Die Stadt Dortmund gilt bundesweit als eine Hochburg des Rechtsradikalismus. Innenminister Ralf Jäger (SPD) erklärte mal, dass es in dieser Stadt die landesweit dichteste rechtsextremistische Szene gebe, die durchsetzt sei mit Kriminellen. Die Keimzelle rechten Gedankenguts liegt ausgerechnet in Dorstfeld, einem jener multikulturellen Viertel, in denen Eltern eigentlich nicht mit der Sorge hinter den Gardinen hervorspähen müssen, ihren Kindern könnte beim Spielen auf der Straße etwas zustoßen. Die Menschen kennen sich, achten aufeinander.

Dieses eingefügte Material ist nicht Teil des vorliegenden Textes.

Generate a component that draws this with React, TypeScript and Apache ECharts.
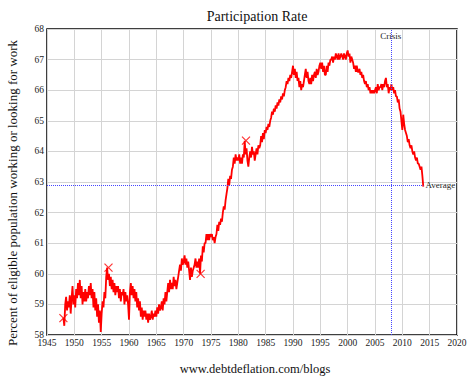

Dorstfeld liegt im Westen der Stadt, sechs U-Bahn-Stationen vom Hauptbahnhof entfernt. Am Wilhelmsplatz, dem Ortskern, gibt es ein italienisches Eiscafé, einen türkischen Supermarkt und internationale Imbissbuden. Neben dem Platz erinnert ein jüdisches Mahnmal an die alte Synagoge. Auf der Inschrift ist zu lesen: "Die jüdischen Menschen wurden von 1933 bis 1945 verschleppt und ermordet. Vergiss es nicht!"

Zwei Dortmunder Straßen fest in Neonazi-Hand

Doch nur zwei Häuserblocks weiter würden einige Anwohner dieses Denkmal am liebsten abreißen lassen. Denn die, die dort wohnen, gehören der militantesten Neonazi-Szene Deutschlands an. Zwei Straßen sind fest in ihrer Hand. Die Extremisten haben diesen von Migranten geprägten Ortsteil zu ihrem "national befreiten" Kiez erklärt - unabhängig davon, dass der Großteil der Bewohner das ganz anders sieht. Wer das aber öffentlich sagt, läuft Gefahr, bedroht zu werden, sagen Anwohner. Das gilt auch für kritische Journalisten. So wurde etwa ein Autor von Neonazis mit Steinen beworfen und bedroht. Zudem wurden im Internet falsche Todesanzeigen von Journalisten verbreitet. Bei den Dreharbeiten zu einem "Tatort"-Krimi in Dortmund, bei dem es um Rechtsextremismus ging, fühlten sich Schauspieler bedroht.

Im vorigen Jahr zog Dortmund dann alle Blicke auf sich, als in der Nacht nach der Kommunalwahl vom 25. Mai Rechtsradikale vor das Dortmunder Rathaus marschierten und es zu stürmen versuchten. Es kam zu schweren Auseinandersetzungen mit der Polizei und Gegendemonstranten, bei denen zehn Personen verletzt wurden. Bei den Krawallen mit dabei: Siegfried Borchardt, Mitglied der Partei "Die Rechte" und in einschlägigen Kreisen auch "SS-Siggi" genannt. Er konnte bei der Wahl einen Sitz im Stadtrat erobern, den er aber schon bald darauf wieder aufgab.

Wenig später machte die Partei erneut von sich reden, als sie von der Stadtverwaltung eine Übersicht anforderte, wo überall im Stadtgebiet Juden leben. Anfang des Jahres zogen die Neonazis mit Fackeln vor eine Flüchtlingsunterkunft. "Sie tauchen in der Regel da auf, wo eine Unterkunft steht", sagt ein Stadtsprecher.

"Man sieht die Probleme da unten nicht"

Von seinem Balkon im 13. Stock seiner Wohnung in Dorstfeld hat Erwin K. einen wunderbaren Ausblick. Auf das Stadion von Borussia Dortmund, den Fernsehturm und die Dächer der Stadt. "Fällt Ihnen etwas auf?", fragt der 86-Jährige. "Von hier oben sieht alles so friedlich aus. Man sieht die Probleme da unten nicht." Mit Problemen meint er auch die Neonazis, von denen welche bei ihm im Hochhaus wohnen.

Er sei aber zu alt und zu schwach, um gegen sie noch etwas zu unternehmen. Wenn sie aber bei ihm an der Tür klopfen würden, um nach dem Rechten zu fragen, würde er sie zum Teufel jagen. "Man muss was tun. Ich habe noch selbst miterlebt, wozu das führen kann, wenn man die Nazis unterschätzt."